In January, the State Department decided to form its own task force to
better monitor events in Venezuela.

The policy review was completed in the spring. The idea was to help the
Venezuelan opposition and other "civil society" groups with money and other
resources supplied by the National Endowment for Democracy -- a private
institution that obtains most of its money from the U.S. Congress -- and the
U.S. Agency for International Development.

Chavez has accused the National Endowment for Democracy of supporting groups
that have tried to overthrow him.

The administration also wants Latin Americans and Europeans to do the same,
creating what the official described as "connections between their NGOs
[non-governmental organizations] and Venezuela."

In early June, Bush met at the White House with Mara Corina Machado, a
spokeswoman for Smate, a grass-roots citizen participation movement. Machado
is facing treason charges for accepting U.S. funds to promote the recall
referendum.

At the same time, officials have tried to put the spotlight on Chavez's
purported meddling in places such as Bolivia and Ecuador.

ROLES IN BOLIVIA

Roger Pardo-Maurer, Defense Secretary Donald Rumsfeld's top advisor on Latin
America, in July told the Heritage Institute, a conservative think tank,
that Cuba and Venezuela had a deliberate plan to make Bolivia a "Marxist,
radical, anti-U.S., pro-Cuba, drug-production state."

Rumsfeld said last month that Cuba and Venezuela have been involved in
Bolivia "in unhelpful ways."

Bush administration officials have said Venezuela provided cash and other
assistance to radical groups.

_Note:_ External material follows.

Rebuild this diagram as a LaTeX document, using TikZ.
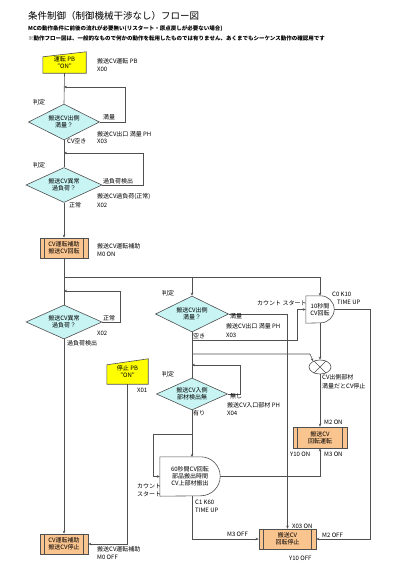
\documentclass[tikz,border=0pt]{standalone}
\usepackage{fontspec}
\setmainfont{Noto Sans CJK JP}
\usetikzlibrary{shapes.geometric,arrows.meta,backgrounds,calc}
\definecolor{lineC}{HTML}{505050}
\definecolor{cyanC}{HTML}{C8F4F4}
\definecolor{boxC}{HTML}{FAC48E}
\definecolor{yelC}{HTML}{FFFF00}
\begin{document}
\begin{tikzpicture}[x=1pt,y=-1pt,
 every node/.style={font=\fontsize{6}{7}\selectfont, inner sep=0pt, text=black},
 ln/.style={draw=lineC, line width=0.6pt},
 arr/.style={ln, -{Stealth[length=3pt,width=2.6pt]}},
 dec/.style={diamond, aspect=2, draw=lineC, line width=0.6pt, fill=cyanC, align=center},
 pproc/.style={rectangle, draw=lineC, line width=0.6pt, fill=boxC, align=center},
 lbl/.style={anchor=west, align=left},
 shapebox/.style={rectangle, align=center}
]
\useasboundingbox (0,0) rectangle (400,578);

% title
\node[anchor=west, font=\fontsize{9.5}{11}\selectfont] (title) at (28,16) {条件制御（制御機械干渉なし）フロー図};
\node[anchor=west, font=\bfseries\fontsize{5.5}{6.5}\selectfont] (sub1) at (28,29) {MCの動作条件に前後の流れが必要無い(リスタート・原点戻しが必要ない場合)};
\node[anchor=west, font=\bfseries\fontsize{5.5}{6.5}\selectfont] (sub2) at (28,38) {※動作フロー図は、一般的なもので何かの動作を転用したものでは有りません、あくまでもシーケンス動作の確認用です};

% left column
\node[shapebox, minimum width=43pt, minimum height=21pt] (start) at (64.5,62.5) {運転 PB\\"ON"};
\node[dec, minimum width=71pt, minimum height=36pt] (d1) at (64,122) {搬送CV出側\\満量？};
\node[dec, minimum width=76pt, minimum height=35pt] (d2) at (64,185) {搬送CV異常\\過負荷？};
\node[pproc, minimum width=48pt, minimum height=20pt] (b1) at (64,248) {CV運転補助\\搬送CV回転};
\node[dec, minimum width=76pt, minimum height=34pt] (d3) at (64,322) {搬送CV異常\\過負荷？};
\node[shapebox, minimum width=41pt, minimum height=25pt] (stop) at (127.5,371.5) {停止 PB\\"ON"};
\node[pproc, minimum width=48pt, minimum height=20pt] (b2) at (64,544) {CV運転補助\\搬送CV停止};

% right column
\node[dec, minimum width=73pt, minimum height=36pt] (d4) at (192,314) {搬送CV出側\\満量？};
\node[shapebox, minimum width=28pt, minimum height=27pt] (t1) at (320,309.5) {10秒間\\CV回転};
\node[ellipse, draw=lineC, line width=0.6pt, fill=white, minimum width=22pt, minimum height=14pt] (j) at (320,367) {};
\node[dec, minimum width=71pt, minimum height=32pt] (d5) at (192,394) {搬送CV入側\\部材検出無};
\node[pproc, minimum width=54pt, minimum height=21pt] (b3) at (320,437.5) {搬送CV\\回転運転};
\node[shapebox, minimum width=60pt, minimum height=39pt] (t2) at (190,476.5) {60秒間CV回転\\部品搬出時間\\CV上部材搬出};
\node[pproc, minimum width=57pt, minimum height=20pt] (b4) at (287.5,539) {搬送CV\\回転停止};

\begin{scope}[on background layer]
\fill[white] (0,0) rectangle (400,578);
\draw[ln, fill=yelC] (start.south west) -- (start.south east) -- (start.north east) -- ([yshift=-5pt]start.north west) -- cycle;
\draw[ln, fill=yelC] (stop.south west) -- (stop.south east) -- (stop.north east) -- ([yshift=-6pt]stop.north west) -- cycle;
\draw[ln, fill=white] (t1.south west) -- (t1.north west) -- ([xshift=-13.5pt]t1.north east) arc[start angle=90, end angle=-90, radius=13.5pt] -- cycle;
\draw[ln, fill=white] (t2.south west) -- (t2.north west) -- ([xshift=-19.5pt]t2.north east) arc[start angle=90, end angle=-90, radius=19.5pt] -- cycle;
\end{scope}

\foreach \b in {b1,b2,b3,b4}{
  \draw[ln] ([xshift=5pt]\b.north west) -- ([xshift=5pt]\b.south west)
            ([xshift=-5pt]\b.north east) -- ([xshift=-5pt]\b.south east);
}
\draw[ln] (j.45) -- (j.225) (j.135) -- (j.315);

% coordinates
\coordinate (L1a) at (125,122); \coordinate (L1b) at (125,87); \coordinate (L1c) at (64,87);
\coordinate (L2a) at (143,185); \coordinate (L2b) at (143,153); \coordinate (L2c) at (64,153);
\coordinate (L3a) at (120,322); \coordinate (L3b) at (120,291); \coordinate (L3c) at (64,291);
\coordinate (br1) at (64,277); \coordinate (br2) at (192,277); \coordinate (br3) at (320,277);
\coordinate (c340) at (192,340); \coordinate (cs1) at (297,340);
\coordinate (c354) at (192,354); \coordinate (cj) at (310,354);
\coordinate (L5a) at (240,394); \coordinate (L5b) at (240,365); \coordinate (L5c) at (192,365);
\coordinate (c434) at (192,434); \coordinate (cs2) at (153,434);
\coordinate (t2top) at (192,457); \coordinate (t2bot) at (192,496);
\coordinate (cR1) at (370,309.5);

% connectors left
\draw[ln] (start.south) -- (d1.north);
\draw[arr] (d1.east) -- (L1a) -- (L1b) -- (L1c);
\draw[ln] (d1.south) -- (d2.north);
\draw[arr] (d2.east) -- (L2a) -- (L2b) -- (L2c);
\draw[arr] (d2.south) -- (b1.north);
\draw[ln] (b1.south) -- (d3.north);
\draw[arr] (d3.east) -- (L3a) -- (L3b) -- (L3c);
\draw[arr] (d3.south) -- (b2.north);
\draw[arr] (stop.south) |- (b2.east);
\draw[ln] (br1) -- (br3);
\draw[arr] (br2) -- (d4.north);
\draw[arr] (br3) -- (t1.north);

% connectors right
\draw[arr] (d4.east) -| (b4.north);
\draw[ln] (d4.south) -- (d5.north);
\draw[arr] (c340) -- (cs1) |- (t1.west);
\draw[arr] (c354) -- (cj) -- (j.140);
\draw[arr] (t1.south) -- (j.north);
\draw[arr] (j.south) -- (b3.north);
\draw[arr] (d5.east) -- (L5a) -- (L5b) -- (L5c);
\draw[arr] (d5.south) -- (t2top);
\draw[arr] (c434) -- (cs2) |- (t2.west);
\draw[arr] (t2.east) -| (b3.south);
\draw[arr] (t2bot) |- (b4.west);
\draw[arr] (t1.east) -- (cR1) |- (b4.east);

% labels left
\node[lbl] (la1) at (97,61) {搬送CV運転 PB};
\node[lbl] (la2) at (97,69) {X00};
\node[lbl] (la3) at (33,102) {判定};
\node[lbl] (la4) at (103,117) {満量};
\node[lbl] (la5) at (97,134) {搬送CV出口 満量 PH};
\node[lbl] (la6) at (97,141) {X03};
\node[lbl] (la7) at (67,141) {CV空き};
\node[lbl] (la8) at (33,165) {判定};
\node[lbl] (la9) at (103,181) {過負荷検出};
\node[lbl] (la10) at (97,197) {搬送CV過負荷(正常)};
\node[lbl] (la11) at (97,205) {X02};
\node[lbl] (la12) at (69,205) {正常};
\node[lbl] (la13) at (97,246) {搬送CV運転補助};
\node[lbl] (la14) at (97,254) {M0 ON};
\node[lbl] (la15) at (103,318) {正常};
\node[lbl] (la16) at (97,333) {X02};
\node[lbl] (la17) at (67,343) {過負荷検出};
\node[lbl] (la18) at (137,390) {X01};
\node[lbl] (la19) at (97,549) {搬送CV運転補助};
\node[lbl] (la20) at (97,557) {M0 OFF};

% labels right
\node[lbl] (lb1) at (162,293) {判定};
\node[lbl] (lb2) at (230,316) {満量};
\node[lbl] (lb3) at (226,326) {搬送CV出口 満量 PH};
\node[lbl] (lb4) at (226,335) {X03};
\node[lbl] (lb5) at (193,336) {空き};
\node[lbl] (lb6) at (257,303) {カウント スタート};
\node[lbl] (lb7) at (332,294) {C0 K10};
\node[lbl] (lb8) at (337,302) {TIME UP};
\node[lbl] (lb9) at (322,377) {CV出側部材};
\node[lbl] (lb10) at (322,386) {満量だとCV停止};
\node[lbl] (lb11) at (162,374) {判定};
\node[lbl] (lb12) at (230,396) {無し};
\node[lbl] (lb13) at (227,405) {搬送CV入口部材 PH};
\node[lbl] (lb14) at (227,413) {X04};
\node[lbl] (lb15) at (193,413) {有り};
\node[lbl] (lb16) at (324,422) {M2 ON};
\node[lbl] (lb17) at (290,454) {Y10 ON};
\node[lbl] (lb18) at (324,454) {M3 ON};
\node[lbl] (lb19) at (137,486) {カウント};
\node[lbl] (lb20) at (137,494) {スタート};
\node[lbl] (lb21) at (195,502) {C1 K60};
\node[lbl] (lb22) at (195,510) {TIME UP};
\node[lbl] (lb23) at (227,534) {M3 OFF};
\node[lbl] (lb24) at (292,526) {X03 ON};
\node[lbl] (lb25) at (322,535) {M2 OFF};
\node[lbl] (lb26) at (289,558) {Y10 OFF};
\end{tikzpicture}
\end{document}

But the administration has declined to go into
details, citing concerns that doing so would reveal intelligence-gathering
sources.

The result is that U.S. statements have sounded mostly empty, analysts said.

Chavez has dismissed most U.S. allegations against his government as lies or
intrusions into the sovereign affairs of a state. He has also gone on the
offensive.

He dismisses Bush's push for free trade in the hemisphere as a self-serving
"neo-liberal" ploy to further impoverish Latin Americans. He has increased
his influence in the region by spending hundreds of millions of dollars on
bonds from Ecuador and Argentina, and has offered cheap oil to Caribbean
nations.

ROBERTSON AFFAIR

The administration was embarrassed when the Rev. Pat Robertson, a religious
broadcaster and former Republican presidential candidate, suggested last
month that Chavez be assassinated.

Robertson eventually apologized, but to many Latin Americans the affair
appeared to give credibility to Chavez's assertions that Bush was plotting
to kill him.

When the United States tried to get the Organization of American States to
make sure countries are governing more democratically, Venezuela
successfully spearheaded a campaign to water down the initiative.

"Every time there is a public-relations crisis [the Bush administration]
seems to be on the losing end," says Diaz.